On peut remplacer le pétrole par l’énergie éolienne et la voiture par le train, mais aucune alternative n’existe à l’eau. Sans eau, pas de vie. La Terre serait une planète morte. L’accès à l’eau n’est pas une option, mais un droit. Non pas de la consommer, de la gaspiller ou de la polluer, mais d’y avoir accès. L’eau est un bien irremplaçable dont personne ne doit être dépourvu. Selon la théorie économique, un bien est privé lorsque sa propriété et son
usage sont soumis aux principes de rivalité et d’exclusion. Actuellement, 1,5 milliard de personnes sont privées d’accès à l’eau potable et 2,6 milliards aux sanitaires. Malgré cela, les puissances économiques dominantes (Chine et Inde incluses) ne cessent de promouvoir la marchandisation de l’«or bleu» et la privatisation des services hydriques. Selon ces pays, afin de garantir l’eau pour tous, il faut lui attribuer une valeur économique. Les multinationales de l’eau en tirent ainsi des profits considérables.
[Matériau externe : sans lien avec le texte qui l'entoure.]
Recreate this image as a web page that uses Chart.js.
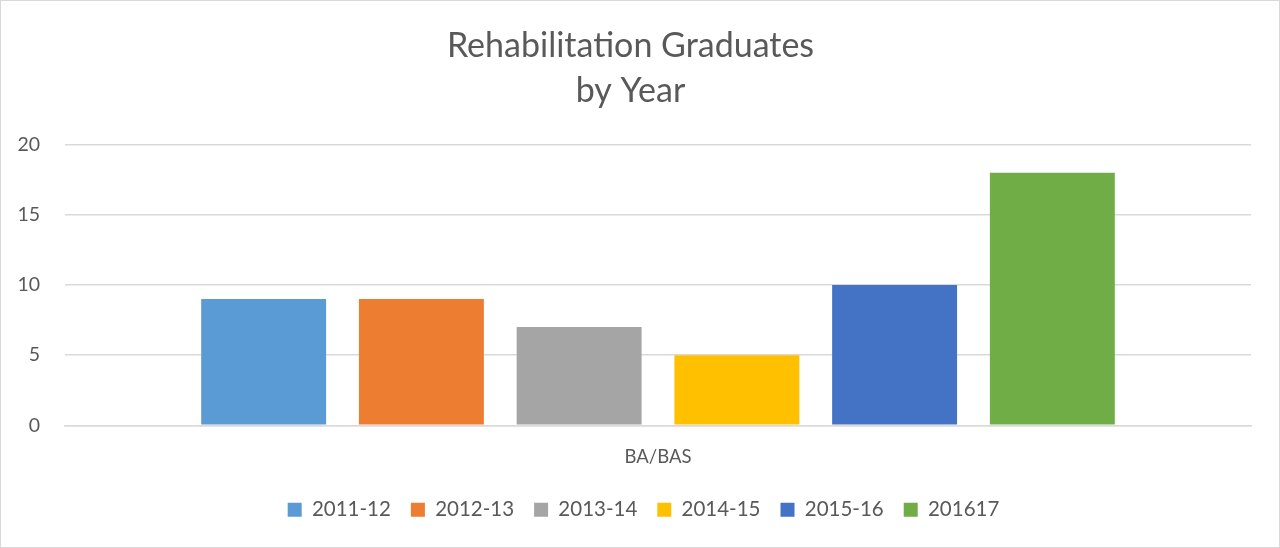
<!DOCTYPE html>
<html>
<head>
<meta charset="utf-8">
<script src="https://cdn.jsdelivr.net/npm/chart.js@4/dist/chart.umd.min.js"></script>
<style>
html,body{margin:0;padding:0;background:#fff;}
#wrap{width:1280px;height:548px;}
</style>
</head>
<body>
<div id="wrap"><canvas id="c" width="1280" height="548"></canvas></div>
<script>
const categories = ["BA/BAS"];
const seriesNames = ["2011-12","2012-13","2013-14","2014-15","2015-16","201617"];
const seriesValues = [9, 9, 7, 5, 10, 18];
const seriesColors = ["#5B9BD5","#ED7D31","#A5A5A5","#FFC000","#4472C4","#70AD47"];
const yTicks = [0, 5, 10, 15, 20];

const FONT = "Lato, 'Open Sans', sans-serif";
const textColor = "#595959";

const borderPlugin = {
  id: 'outerBorder',
  beforeDraw(chart) {
    const ctx = chart.ctx;
    ctx.save();
    ctx.fillStyle = '#fff';
    ctx.fillRect(0,0,chart.width,chart.height);
    ctx.strokeStyle = '#d9d9d9';
    ctx.lineWidth = 1;
    ctx.strokeRect(0.5,0.5,chart.width-1,chart.height-1);
    ctx.restore();
  }
};

// nudge the legend block (layout only, no data coordinates)
const legendShift = {
  id: 'legendShift',
  afterLayout(chart) {
    const lg = chart.legend;
    if (!lg) return;
    lg.top -= 10; lg.bottom -= 10;
    lg.left += 13; lg.right += 13;
  }
};

new Chart(document.getElementById('c'), {
  type: 'bar',
  data: {
    labels: categories,
    datasets: seriesNames.map((n,i)=>({
      label: n,
      data: [seriesValues[i]],
      backgroundColor: seriesColors[i],
      borderWidth: 0,
      categoryPercentage: 0.798,
      barPercentage: 0.792
    }))
  },
  options: {
    responsive: false,
    animation: false,
    devicePixelRatio: 1,
    layout: { padding: { left: 10, right: 29, top: 24, bottom: 8 } },
    plugins: {
      title: {
        display: true,
        text: ["Rehabilitation Graduates", "by Year"],
        color: textColor,
        font: { family: FONT, size: 34, weight: 'normal', lineHeight: 1.32 },
        padding: { top: 0, bottom: 31 }
      },
      legend: {
        position: 'bottom',
        labels: {
          color: textColor,
          font: { family: FONT, size: 20.5 },
          boxWidth: 14,
          boxHeight: 14,
          padding: 20
        }
      },
      tooltip: { enabled: false }
    },
    scales: {
      x: {
        grid: { display: false, drawTicks: false },
        border: { display: true, color: '#d9d9d9', width: 1.5 },
        ticks: { color: textColor, font: { family: FONT, size: 18.5 }, padding: 21 }
      },
      y: {
        min: 0, max: 20,
        afterBuildTicks(scale) { scale.ticks = yTicks.map(v => ({ value: v })); },
        afterFit(scale) { scale.width = 55; },
        grid: { color: '#d9d9d9', lineWidth: 1.5, drawTicks: false },
        border: { display: false },
        ticks: { color: textColor, font: { family: FONT, size: 19.5 }, padding: 25 }
      }
    }
  },
  plugins: [borderPlugin, legendShift]
});
</script>
</body>
</html>
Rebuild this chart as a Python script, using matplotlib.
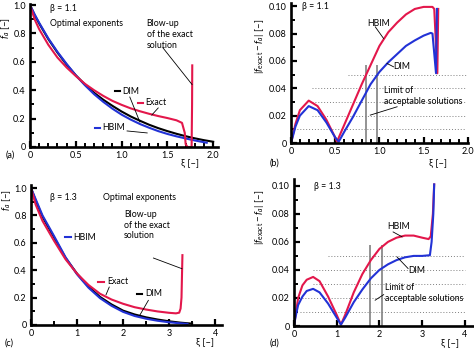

Mais qu’en est-il des milliards d’individus qui n’ont accès ni à l’eau ni aux services sanitaires parce qu’ils sont pauvres, bien que vivant dans des zones riches en
eau ? Au lieu d’aspirer à «plus de rendement par goutte d’eau», nous devons tout mettre en œuvre pour utiliser l’eau de manière plus efficace et permettre ainsi «plus de vie par goutte d’eau».